Report: Federal Government Is Surveilling Gamers

With the House seemingly poised to adopt legislation restricting TikTok’s ability to operate in the United States due to reports of unauthorized data gathering and monitoring, a new report alleges that the federal government is working with gaming companies to monitor users.

On Friday, BizPac Review Business & Politics reported that a Freedom of Information Act (FOIA) request filed by the Government Accountability Office (GAO) “revealed a collaboration between federal agencies and tech companies to essentially throttle some information sources and monitor for extremism.”

A video report by The Hill depicted the government’s actions as an expansion of past efforts to monitor and repress information on various social media platforms. Investigative reporter Ken Klippenstein said the government has “mechanisms in place” to monitor gamer “headset conversations and text messages.”

The GAO reported that according to documents retrieved via their FOIA request, federal officials are currently monitoring “gamers,” labeling them as potential “Domestic Violent Extremists” who often utilize “humor, aesthetics and memes” to share dangerous messaging.

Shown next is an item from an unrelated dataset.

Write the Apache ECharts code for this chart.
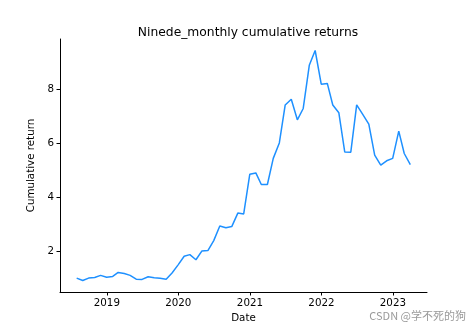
<!DOCTYPE html>
<html>
<head>
<meta charset="utf-8">
<script src="https://cdn.jsdelivr.net/npm/echarts@6/dist/echarts.min.js"></script>
<style>
html,body{margin:0;padding:0;background:#fff;}
#chart{width:474px;height:328px;}
</style>
</head>
<body>
<div id="chart"></div>
<script>
var dates = [
  '2018-07-31','2018-08-31','2018-09-30','2018-10-31','2018-11-30','2018-12-31',
  '2019-01-31','2019-02-28','2019-03-31','2019-04-30','2019-05-31','2019-06-30',
  '2019-07-31','2019-08-31','2019-09-30','2019-10-31','2019-11-30','2019-12-31',
  '2020-01-31','2020-02-29','2020-03-31','2020-04-30','2020-05-31','2020-06-30',
  '2020-07-31','2020-08-31','2020-09-30','2020-10-31','2020-11-30','2020-12-31',
  '2021-01-31','2021-02-28','2021-03-31','2021-04-30','2021-05-31','2021-06-30',
  '2021-07-31','2021-08-31','2021-09-30','2021-10-31','2021-11-30','2021-12-31',
  '2022-01-31','2022-02-28','2022-03-31','2022-04-30','2022-05-31','2022-06-30',
  '2022-07-31','2022-08-31','2022-09-30','2022-10-31','2022-11-30','2022-12-31',
  '2023-01-31','2023-02-28','2023-03-31'
];
var cumReturn = [
  1.01, 0.92, 1.01, 1.03, 1.11, 1.04,
  1.07, 1.22, 1.18, 1.11, 0.97, 0.96,
  1.06, 1.02, 1.00, 0.97, 1.20, 1.50,
  1.82, 1.88, 1.69, 2.01, 2.03, 2.40,
  2.94, 2.88, 2.92, 3.42, 3.39, 4.86,
  4.91, 4.48, 4.48, 5.45, 6.02, 7.43,
  7.64, 6.88, 7.30, 8.90, 9.45, 8.20,
  8.23, 7.43, 7.14, 5.69, 5.68, 7.43,
  7.08, 6.72, 5.57, 5.20, 5.36, 5.45,
  6.46, 5.63, 5.22
];
var xTickYears = ['2019','2020','2021','2022','2023'];
var yTicks = [2, 4, 6, 8];

var times = dates.map(function(d){ return new Date(d + 'T00:00:00Z').getTime(); });
var tMin = times[0], tMax = times[times.length-1];
var tPad = (tMax - tMin) * 0.05;
var vMin = Math.min.apply(null, cumReturn), vMax = Math.max.apply(null, cumReturn);
var vPad = (vMax - vMin) * 0.05;
var xTickVals = xTickYears.map(function(y){ return new Date(y + '-01-01T00:00:00Z').getTime(); });

var font = 'DejaVu Sans';
var chart = echarts.init(document.getElementById('chart'), null, {renderer:'canvas'});
chart.setOption({
  animation: false,
  backgroundColor: '#fff',
  title: {
    text: 'Ninede_monthly cumulative returns',
    left: 243, top: 22, textAlign: 'center',
    textStyle: {fontFamily: font, fontSize: 12.3, fontWeight: 'normal', color: '#000'}
  },
  grid: {left: 60, right: 47, top: 39, bottom: 36, containLabel: false},
  xAxis: {
    type: 'value',
    min: tMin - tPad, max: tMax + tPad,
    name: 'Date', nameLocation: 'middle', nameGap: 19,
    nameTextStyle: {fontFamily: font, fontSize: 10.3, color: '#000'},
    axisLine: {show: true, lineStyle: {color: '#000', width: 1}},
    axisTick: {show: true, length: 3.5, inside: false, customValues: xTickVals, lineStyle: {color: '#000'}},
    axisLabel: {
      customValues: xTickVals, margin: 6,
      fontFamily: font, fontSize: 10.3, color: '#000',
      formatter: function(v){ return String(new Date(v).getUTCFullYear()); }
    },
    splitLine: {show: false}
  },
  yAxis: {
    type: 'value',
    min: vMin - vPad, max: vMax + vPad,
    name: 'Cumulative return', nameLocation: 'middle', nameGap: 21,
    nameTextStyle: {fontFamily: font, fontSize: 10.3, color: '#000'},
    axisLine: {show: true, lineStyle: {color: '#000', width: 1}},
    axisTick: {show: true, length: 3.5, customValues: yTicks, lineStyle: {color: '#000'}},
    axisLabel: {customValues: yTicks, margin: 6, fontFamily: font, fontSize: 10.3, color: '#000'},
    splitLine: {show: false}
  },
  series: [{
    type: 'line',
    data: times.map(function(t, i){ return [t, cumReturn[i]]; }),
    showSymbol: false,
    lineStyle: {color: '#1E90FF', width: 1.5},
    itemStyle: {color: '#1E90FF'}
  }],
  graphic: [{
    type: 'text', right: 8, top: 310,
    style: {text: 'CSDN @学不死的狗', fill: '#9a9a9a', fontSize: 11, fontFamily: 'Noto Sans CJK SC'}
  }]
});
</script>
</body>
</html>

A post by End Wokeness, an X user whose stated mission is “fighting, exposing, and mocking wokeness,” blasted the reported “collaboration between FBI, DHS, & huge companies like Roblox, Discord, Reddit.”

In a related story, the Foundation for Freedom organization revealed the United States Agency for International Development (USAID) has encouraged technology companies and media organizations to censor content.

Foundation for Freedom reported that USAID “has been quietly pushing private sector technology companies, media organizations, education ministries, national governments and funding bodies to adopt social media censorship practices, according to newly revealed internal documents.”

The Foundation for Freedom organization reported their information was made available via a FOIA request by America First Legal (AFL) dated February 2021. Through that request, AFL obtained a document titled, “Disinformation Primer.”

AFL’s summary of the “Disinformation Primer” stated that it recommends “censorship action items for virtually every governmental, non-governmental and private sector commercial actor across society to both individually and collectively take action against disfavored speech online.”

Mike Benz, Executive Director for Foundation for Freedom, quoted from the “Disinformation Primer” when he posted that USAID was censoring gaming sites to “stop ordinary citizens from forming ‘interpretations of the world that differ from mainstream sources.’” His post includes highlighted sections of the primer document.

The report comes as CNN reported that the House Energy and Commerce Committee unanimously approved a measure — known as the TikTok ban bill — that would prohibit the large social media platform from operating in America unless it decoupled from its Chinese government-linked parent company, ByteDance.